Korean is the official language in South Korea. Because the ethnic make-up of South Korea is homogenous (with the exception of a relatively small population of Chinese), Korean is the only language spoken throughout the country. The Korean language has numerous dialects, but the majority of them are similar enough that the majority of Koreans can understand them.
The national currency of South Korea is the “won”. In October of 2013, 1061 won was equivalent to 1 U.S. dollar. Depending on where one lives, one can rent an apartment and enjoy sports and leisure-related activities in South Korea for about the same price as one can in many parts of the United States. Groceries, clothing, private transportation, and the purchase prices of apartments, however, are typically higher in South Korea than they are in the U.S. Meanwhile, public transportation, utilities, and restaurants are typically less expensive in South Korea than they are in the U.S. Overall, the cost of living in South Korea is slightly higher than it is in the United States. Salaries, however, are slightly lower. South Korea has a technologically advanced transportation system comprised of highways, bus routes, ferries, and high-speed railways. Travel by air is also a popular mode of transportation. As mentioned above, public transportation is relatively cheaper than public transportation in the U.S. Private transportation, or purchasing a car and buying gasoline, however, is more expensive in South Korea than it is in the U.S.
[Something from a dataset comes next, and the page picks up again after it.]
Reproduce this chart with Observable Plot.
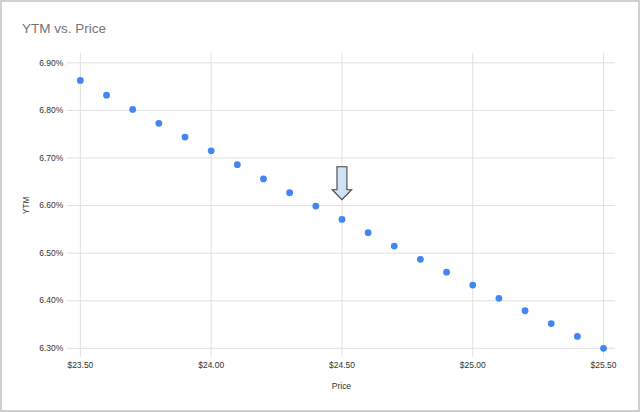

Much of Korean culture is rooted in Confucianism and emphasizes family and community values within a hierarchical structure. The hierarchy is based upon relationships between people and emphasizes the social importance and relevance of familial and communal relationships. Harmony within families and between individuals is of primary importance in South Korea, and many Korean people focus on establishing, maintaining, and protecting individual and familial “kibun”. Kibun is a concept that has no direct English translation, but roughly translates to pride, emotion, feelings, and portrayal. South Koreans take great care to maintain respectability and status (social and cultural, individual and communal) through the diligent care of and respect for kibun. This is especially evident in many South Koreans’ focus on establishing and maintaining harmony, or a sense of peace, calm, and comfort in any situation, no matter the circumstances. Staple foods in South Korea include rice, vegetables, legumes (such as soy and mung beans), and meats. Popular flavors include sesame, ginger, garlic, spicy dried peppers, and fermented sauces, foods, and pastes. South Koreans bring their foods and flavors together to create regional specialties and dishes. Common specialties include soups, noodle dishes, stir-fried dishes, and raw dishes such as Miyeok guk, Baek Kimchi, Japchae, and Tangypyeongchae. South Koreans commonly serve multiple dishes during one meal so that people can enjoy a variety of foods and flavors. Meals are often times served with eumcheongnyu, or non-alcoholic beverages, such as teas, sweet rice drinks, fruit punches, fermented grain juices, and herbal beverages. Many South Koreans also enjoy alcoholic drinks such as beers, rice wines, and Soju. Much of South Korean film and musical culture is uniquely South Korean. The country is well-known for its locally-made television dramas and mini-series, and also has a relatively popular and well-developed film market primarily comprised of Korean-made films. Popular music in South Korea includes genres such as “K-Pop” and “trot”, both of which have unique and dynamic sounds.